Обычно в таких случаях я уходила домой, вся увешанная матом, думая под ненастьем только о том, как бы поскорее попасть под крышу. И предоставляя противнику праздновать матерную свою победу на освободившемся поле битвы. Как раз сюда подошли бы мамины и мои вариации!


МАМА:

И, не имев к тому мат-знаний,
Позорно пал на поле брани.

Я:

И, не имев матерных знаний,
Пал на поле матёрной брани.

«И растерял при общем смехе / Матерно-бранные доспехи», / «На поле брани пал матёрно». И так далее. Но тут мне наконец надоело моё преступное молчание (принимаемое врагом, наверное, за «знак согласия»!), и я решила освободить Л. от этого крупного заблуждения во что бы то ни стало! Больше не думая о больном зубе, не сносящем холодного воздуха, я отвела «забрало» (или — как там называется штука, закрывающая рыцарю рот?) и сипящим от простуды голосом с возмущением отпарировала удар.

В ответ на ливень словесных помоев, в приступе злости и отчаяния, я назвала-таки Л. «пузатым князем тьмы».

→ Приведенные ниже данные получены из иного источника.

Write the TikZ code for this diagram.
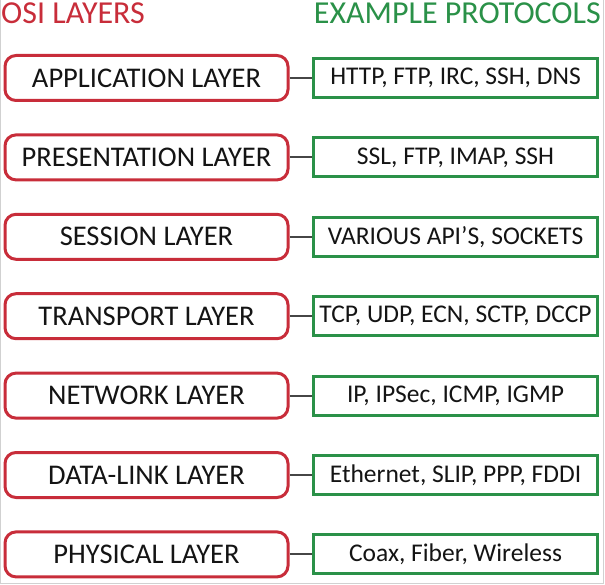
\documentclass[tikz,border=0pt]{standalone}
\usepackage{fontspec}
\setmainfont{Carlito}
\usepackage{xcolor}
\usepackage{tikz}
\usetikzlibrary{positioning}
\definecolor{layerred}{RGB}{200, 45, 58}
\definecolor{protogreen}{RGB}{42, 145, 72}
\definecolor{linkgray}{RGB}{70, 70, 70}
\definecolor{textdark}{RGB}{20, 20, 20}

\begin{document}
\begin{tikzpicture}[
    layer/.style={draw=layerred, line width=3pt, rounded corners=11pt,
                  minimum width=283pt, minimum height=45pt, inner sep=0pt,
                  fill=white, text=textdark, font=\fontsize{28.5}{32}\selectfont},
    proto/.style={draw=protogreen, line width=3pt,
                  minimum width=284pt, minimum height=39pt, inner sep=0pt,
                  fill=white, text=textdark, font=\fontsize{25.5}{30}\selectfont},
    header/.style={font=\fontsize{32}{36}\selectfont, text=#1, inner sep=0pt},
    link/.style={draw=linkgray, line width=2pt}
]
    \useasboundingbox (0,0) rectangle (605pt,-585pt);
    \draw[black!18, line width=1pt] (0.5pt,0) |- (603.5pt,-583.5pt) -- (603.5pt,0);

    \node[header=layerred, anchor=west] (osihead) at (1pt,-13pt) {OSI LAYERS};
    \node[header=protogreen, anchor=east] (protohead) at (601pt,-13pt) {EXAMPLE PROTOCOLS};

    \node[layer] (application) at (146.5pt,-78pt) {APPLICATION LAYER};
    \node[layer, below=31.4pt of application] (presentation) {PRESENTATION LAYER};
    \node[layer, below=31.4pt of presentation] (session) {SESSION LAYER};
    \node[layer, below=31.4pt of session] (transport) {TRANSPORT LAYER};
    \node[layer, below=31.4pt of transport] (network) {NETWORK LAYER};
    \node[layer, below=31.4pt of network] (datalink) {DATA-LINK LAYER};
    \node[layer, below=31.4pt of datalink] (physical) {PHYSICAL LAYER};

    \node[proto, right=22.5pt of application] (appproto) {HTTP, FTP, IRC, SSH, DNS};
    \node[proto, right=22.5pt of presentation] (presproto) {SSL, FTP, IMAP, SSH};
    \node[proto, right=22.5pt of session] (sessproto) {VARIOUS API’S, SOCKETS};
    \node[proto, right=22.5pt of transport] (transproto) {TCP, UDP, ECN, SCTP, DCCP};
    \node[proto, right=22.5pt of network] (netproto) {IP, IPSec, ICMP, IGMP};
    \node[proto, right=22.5pt of datalink] (dlproto) {Ethernet, SLIP, PPP, FDDI};
    \node[proto, right=22.5pt of physical] (physproto) {Coax, Fiber, Wireless};

    \draw[link] (application) -- (appproto);
    \draw[link] (presentation) -- (presproto);
    \draw[link] (session) -- (sessproto);
    \draw[link] (transport) -- (transproto);
    \draw[link] (network) -- (netproto);
    \draw[link] (datalink) -- (dlproto);
    \draw[link] (physical) -- (physproto);
\end{tikzpicture}
\end{document}
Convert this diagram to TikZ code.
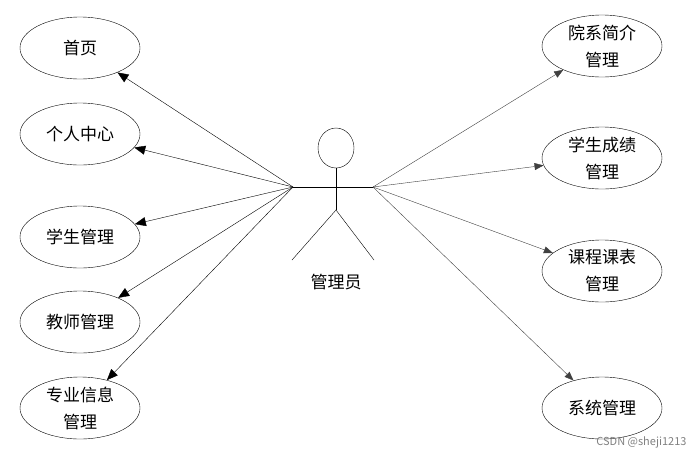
\documentclass[tikz,border=0pt]{standalone}
\usepackage{fontspec}
\setmainfont{Noto Sans CJK SC}
\usetikzlibrary{arrows.meta,shapes.geometric}
\begin{document}
\begin{tikzpicture}[x=1pt,y=-1pt,
  uc/.style={draw,ellipse,minimum width=120pt,minimum height=62pt,align=center,font=\fontsize{17}{27}\selectfont,inner sep=0pt},
  la/.style={-{Triangle[length=11pt,width=9pt]},black},
  ra/.style={-{Triangle[length=9pt,width=7pt]},black!75}]
\useasboundingbox (0,0) rectangle (692,456);
\node[uc] (a1) at (80,48) {首页};
\node[uc] (a2) at (80,134) {个人中心};
\node[uc] (a3) at (80,237) {学生管理};
\node[uc] (a4) at (80,322) {教师管理};
\node[uc] (a5) at (80,408) {专业信息\\管理};
\node[uc] (b1) at (602,46) {院系简介\\管理};
\node[uc] (b2) at (602,158) {学生成绩\\管理};
\node[uc] (b3) at (602,271) {课程课表\\管理};
\node[uc] (b4) at (602,408) {系统管理};
\draw (336,148) ellipse (18 and 20);
\draw (336,168) -- (336,210);
\coordinate (L) at (293,187);
\coordinate (R) at (373,187);
\draw (L) -- (R);
\draw (292,260) -- (336,210) -- (374,260);
\node[font=\fontsize{17}{20}\selectfont] (act) at (336,282) {管理员};
\foreach \n in {a1,a2,a3,a4,a5} \draw[la] (L) -- (\n);
\foreach \n in {b1,b2,b3,b4} \draw[ra] (R) -- (\n);
\node[font=\fontsize{11}{12}\selectfont,text=gray,anchor=south east] (wm) at (690,452) {CSDN @sheji1213};
\end{tikzpicture}
\end{document}
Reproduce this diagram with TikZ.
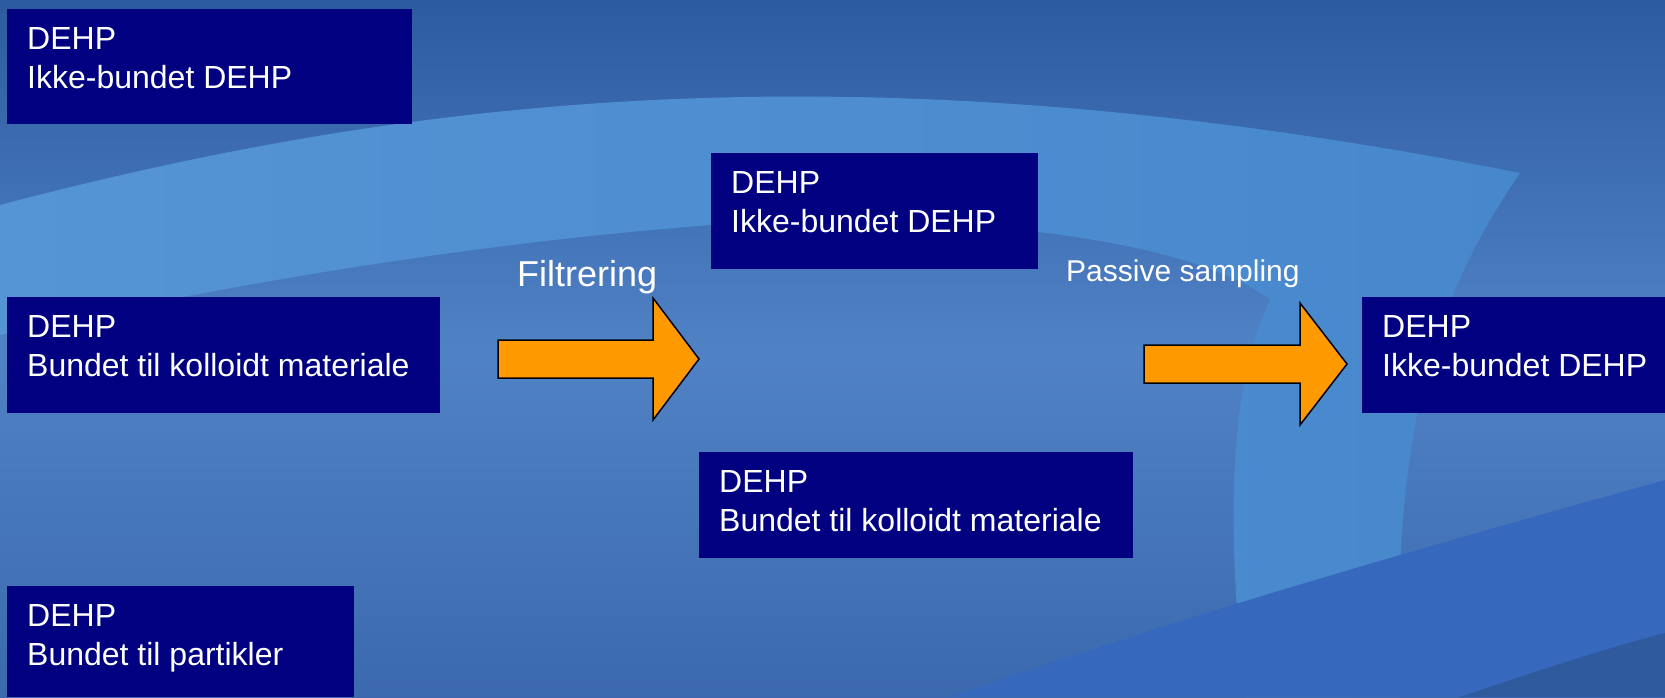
\documentclass[tikz,border=0pt]{standalone}
\usepackage{fontspec}
\setmainfont{Liberation Sans}
\definecolor{boxblue}{HTML}{000080}
\definecolor{arroworange}{HTML}{FF9900}
\definecolor{bgtop}{HTML}{2E5BA0}
\definecolor{bgmid}{HTML}{5082C6}
\definecolor{bgbottom}{HTML}{3C69AD}
\definecolor{bandleft}{HTML}{5595D5}
\definecolor{bandright}{HTML}{4787CC}
\definecolor{bgswoosh}{HTML}{3668BE}
\definecolor{bgdark}{HTML}{2F5A9D}

\begin{document}
\begin{tikzpicture}[x=1pt,y=-1pt,
  box/.style={rectangle,fill=boxblue,inner sep=0pt,anchor=north west},
  boxtext/.style={anchor=north west,inner sep=0pt,text=white,align=left,
    font=\fontsize{32}{39}\selectfont,xshift=20pt,yshift=-18pt},
  blockarrow/.style={fill=arroworange,draw=black,line width=1.5pt,line join=miter},
  steplabel/.style={anchor=base west,inner sep=0pt,text=white}]

  % Background
  \useasboundingbox (0,0) rectangle (1665,697);
  \shade[top color=bgtop,bottom color=bgmid] (0,0) rectangle (1665,351);
  \shade[top color=bgmid,bottom color=bgbottom] (0,350) rectangle (1665,697);
  \shade[left color=bandleft,right color=bandright]
    (0,205) .. controls (400,100) and (850,40) .. (1520,173)
    .. controls (1440,290) and (1390,420) .. (1400,697) -- (1245,697)
    .. controls (1225,520) and (1230,380) .. (1270,300)
    .. controls (1180,230) and (900,210) .. (711,225)
    .. controls (450,245) and (200,290) .. (0,335) -- cycle;
  \fill[bgswoosh] (950,697) .. controls (1200,610) and (1450,540) .. (1665,480)
    -- (1665,697) -- cycle;
  \fill[bgdark] (1460,697) .. controls (1540,670) and (1600,650) .. (1665,633)
    -- (1665,697) -- cycle;

  % Sample before filtering
  \foreach \i/\y/\w/\h/\txt in {1/9/405/115/{Ikke-bundet DEHP},
                                2/297/433/116/{Bundet til kolloidt materiale},
                                3/586/347/111/{Bundet til partikler}}
  {
    \node[box,minimum width=\w pt,minimum height=\h pt] (S-\i) at (7,\y) {};
    \node[boxtext] (S-\i-t) at (S-\i.north west) {DEHP\\\txt};
  }

  % Filtrate
  \node[box,minimum width=327pt,minimum height=116pt] (F-1) at (711,153) {};
  \node[boxtext] (F-1-t) at (F-1.north west) {DEHP\\Ikke-bundet DEHP};
  \node[box,minimum width=434pt,minimum height=106pt] (F-2) at (699,452) {};
  \node[boxtext] (F-2-t) at (F-2.north west) {DEHP\\Bundet til kolloidt materiale};

  % Passive sampler
  \node[box,minimum width=303pt,minimum height=116pt] (P) at (1362,297) {};
  \node[boxtext] (P-t) at (P.north west) {DEHP\\Ikke-bundet DEHP};

  % Arrows
  \draw[blockarrow] (498,340) -- (653,340) -- (653,298) -- (699,359) -- (653,420)
    -- (653,378) -- (498,378) -- cycle;
  \draw[blockarrow] (1144,345) -- (1300,345) -- (1300,303) -- (1347,364) -- (1300,425)
    -- (1300,383) -- (1144,383) -- cycle;

  % Labels
  \node[steplabel,font=\fontsize{36}{43}\selectfont] (filt) at (517,286) {Filtrering};
  \node[steplabel,font=\fontsize{30}{36}\selectfont] (pas) at (1066,281) {Passive sampling};
\end{tikzpicture}
\end{document}
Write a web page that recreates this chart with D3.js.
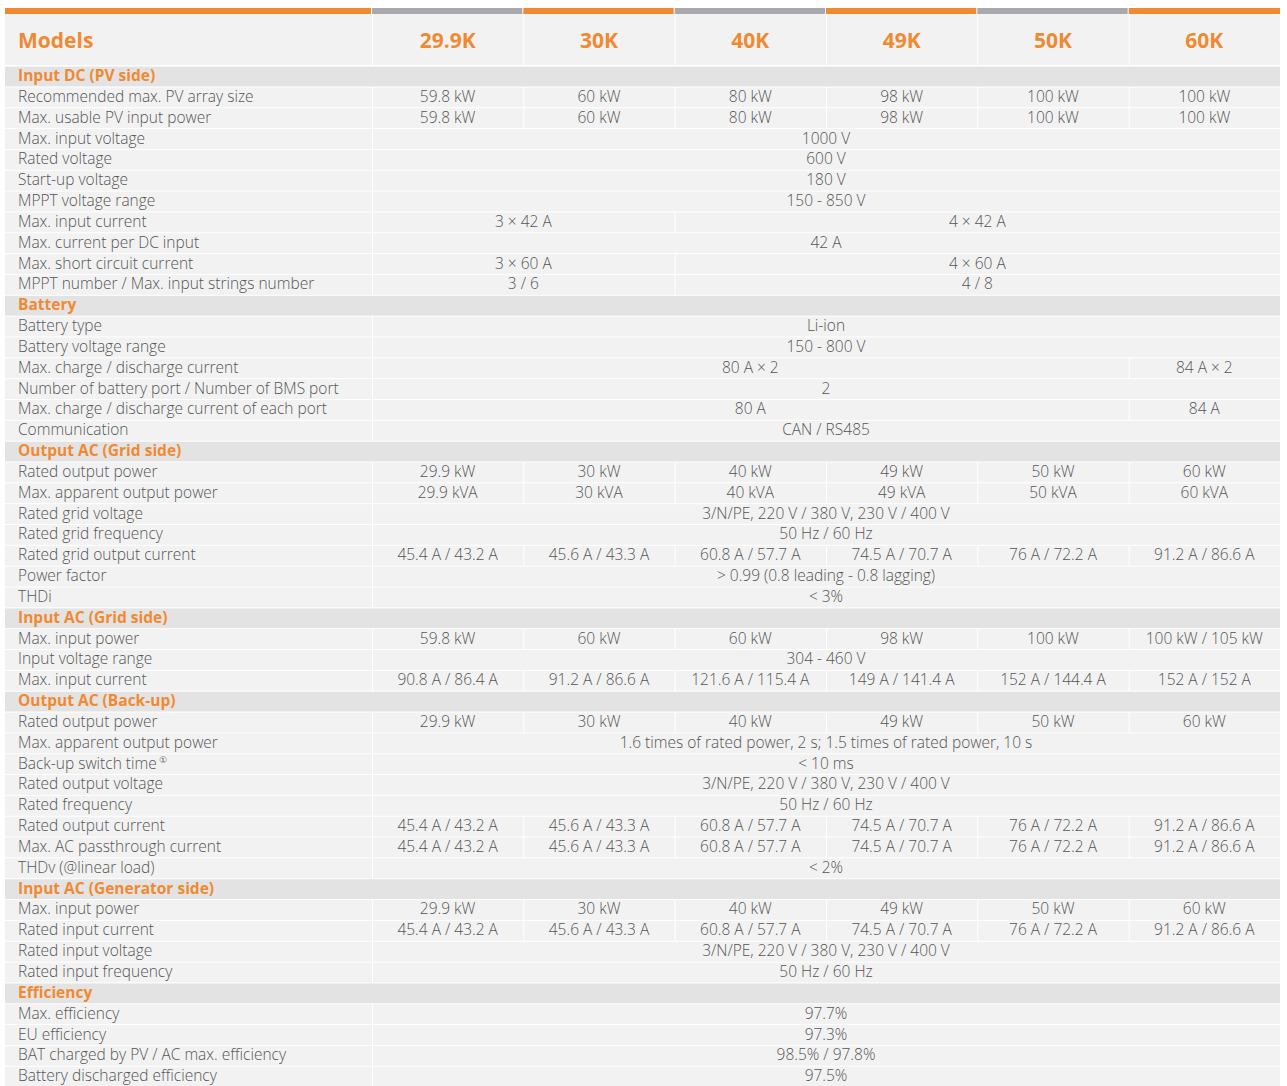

«Не ругайтесь чёрным словом, — со страхом говорила мама. — Вы накликаете ЕГО, — а ОН и так всегда близко!» Но — оттого ли, что «он» (в лице тёти Л.) приблизился теперь ко мне уж совсем почти вплотную или оттого, что наказы родителей вообще долго не доходят до слуха детей — я употребила-таки, защищаясь, чёрноё слово. Утешаясь тем, что зато оно якобы не похабное, я двинула его, конечно, прямым кратким текстом, безо всяких «князей». Но теперь, когда мой взгляд на вещи переменился в пользу родительских старых предупреждений, я — ничего в дневнике не меняя — всё же заменила (в виде исключения) «князем» словцо, которое Анастасия Цветаева заменяла буквой «ч». Тоже, видно, не зря!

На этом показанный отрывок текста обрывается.